This morning, I posted the following observation in a tweet:
We will only begin to appreciate the power of the problem of evil when we take the time to consider thick and detailed stories of suffering.
We will only begin to appreciate the power of theodicy when we take the time to consider think and detailed stories of hope and redemption
Underlying that dual observation is a recognition of the power of story. As a case in point, in 2009, I saw Christopher Hitchens debate four Christians in Dallas, TX. (In fact, the first article I ever wrote for a blog was titled “Atheism in Dallas” and it appeared in March 2009 on The Christian Post website. I later reposted it here.)

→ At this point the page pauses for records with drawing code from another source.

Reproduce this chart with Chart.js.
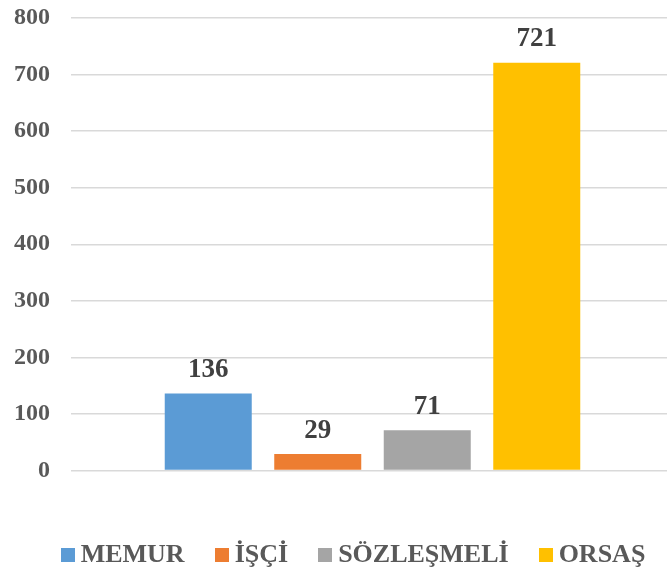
<!DOCTYPE html>
<html>
<head>
<meta charset="utf-8">
<script src="https://cdn.jsdelivr.net/npm/chart.js@4.4.1/dist/chart.umd.min.js"></script>
<style>
  html, body { margin: 0; padding: 0; background: #fff; overflow: hidden; }
  #wrap { position: relative; width: 674px; height: 572px; }
  #legend {
    position: absolute; left: 0; top: 541px; width: 706px;
    text-align: center; white-space: nowrap;
    font: bold 26px "Liberation Serif", "Times New Roman", serif;
    line-height: 26px; color: #595959;
  }
  #legend .item { display: inline-block; margin: 0 15px; }
  #legend .box { display: inline-block; width: 14px; height: 14px; margin-right: 6px; }
</style>
</head>
<body>
<div id="wrap">
  <canvas id="c"></canvas>
  <div id="legend"></div>
</div>
<script>
// one category group, four series
const categories = [""];
const seriesNames = ["MEMUR", "İŞÇİ", "SÖZLEŞMELİ", "ORSAŞ"];
const seriesValues = [136, 29, 71, 721];
const seriesColors = ["#5B9BD5", "#ED7D31", "#A5A5A5", "#FFC000"];
const yTicks = [0, 100, 200, 300, 400, 500, 600, 700, 800];

const FONT = '"Liberation Serif", "Times New Roman", serif';

// value labels above each bar
const valueLabels = {
  id: "valueLabels",
  afterDatasetsDraw(chart) {
    const ctx = chart.ctx;
    ctx.save();
    ctx.font = "bold 27px " + FONT;
    ctx.fillStyle = "#404040";
    ctx.textAlign = "center";
    ctx.textBaseline = "alphabetic";
    chart.data.datasets.forEach((ds, i) => {
      const meta = chart.getDatasetMeta(i);
      meta.data.forEach((bar, j) => {
        ctx.fillText(String(ds.data[j]), bar.x, bar.y - 16.5);
      });
    });
    ctx.restore();
  }
};

const datasets = seriesNames.map((name, i) => ({
  label: name,
  data: [seriesValues[i]],
  backgroundColor: seriesColors[i],
  borderWidth: 0,
  categoryPercentage: 0.7264,
  barPercentage: 0.7945
}));

new Chart(document.getElementById("c"), {
  type: "bar",
  data: { labels: categories, datasets: datasets },
  options: {
    responsive: true,
    maintainAspectRatio: false,
    animation: false,
    layout: { padding: { left: 14, top: 18, right: 0, bottom: 101.5 } },
    plugins: { legend: { display: false }, tooltip: { enabled: false } },
    scales: {
      x: { display: false },
      y: {
        min: yTicks[0],
        max: yTicks[yTicks.length - 1],
        afterFit(scale) {
          scale.width = 57;
          scale.paddingTop = 0;
          scale.paddingBottom = 0;
        },
        ticks: {
          stepSize: yTicks[1] - yTicks[0],
          padding: 21,
          color: "#595959",
          font: { family: FONT, size: 24, weight: "bold" }
        },
        grid: { color: "#D9D9D9", lineWidth: 1.5, drawTicks: false },
        border: { display: false }
      }
    }
  },
  plugins: [valueLabels]
});

// legend as html under the chart
const legend = document.getElementById("legend");
seriesNames.forEach((name, i) => {
  const item = document.createElement("span");
  item.className = "item";
  const box = document.createElement("span");
  box.className = "box";
  box.style.background = seriesColors[i];
  item.appendChild(box);
  item.appendChild(document.createTextNode(name));
  legend.appendChild(item);
});
</script>
</body>
</html>
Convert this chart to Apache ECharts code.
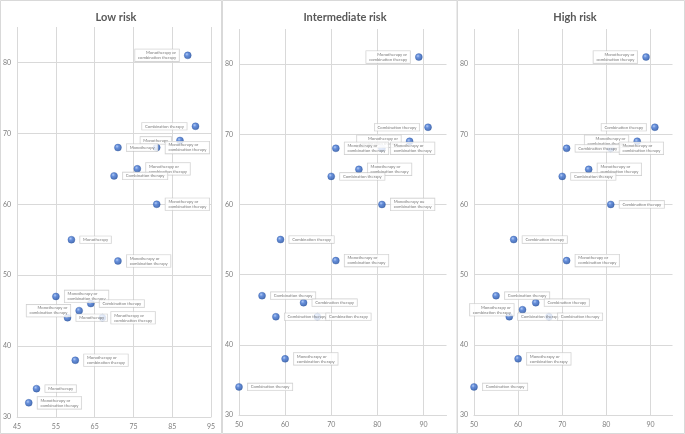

The one thing I remember about Hitchens’ withering presentation is that it centered on a story, the horrifying case of Josef Fritzl who kept his daughter a prisoner under his house and raped her for close to thirty years. Hitchens described how Fritzl’s daughter would hear him coming down the stairs to rape her and how God never responded to her prayers. In riveting fashion, Hitchens described Elisabeth wincing with every squeak of the staircase as her father descended into the dungeon to victimize her again. The question, of course, is how could God remain unresponsive to Elisabeth’s prayers? The answer, for Hitchens, is that no true god could remain silent. And thus, God does not exist.
While I have a vague recollection of the arguments made by the Christian apologists that day (William Lane Craig, James Denison, Doug Wilson and Lee Strobel as well as the very partisan “moderator”, Stan Guthrie) they were all cerebral and lacked an emotional weight to lodge deep. By contrast, Hitchens’ narration of abuse concealed an iron hook that lodged deep within my memory, such that I remember it vividly more than a decade later: indeed, I shall not likely forget it until the fog of dementia winds its way through my neurons in thirty-plus years.
Now that is the power of story. And on that occasion, the dais featured a powerful storyteller of evil. One can only wish that it has featured an equally powerful storyteller of hope and redemption.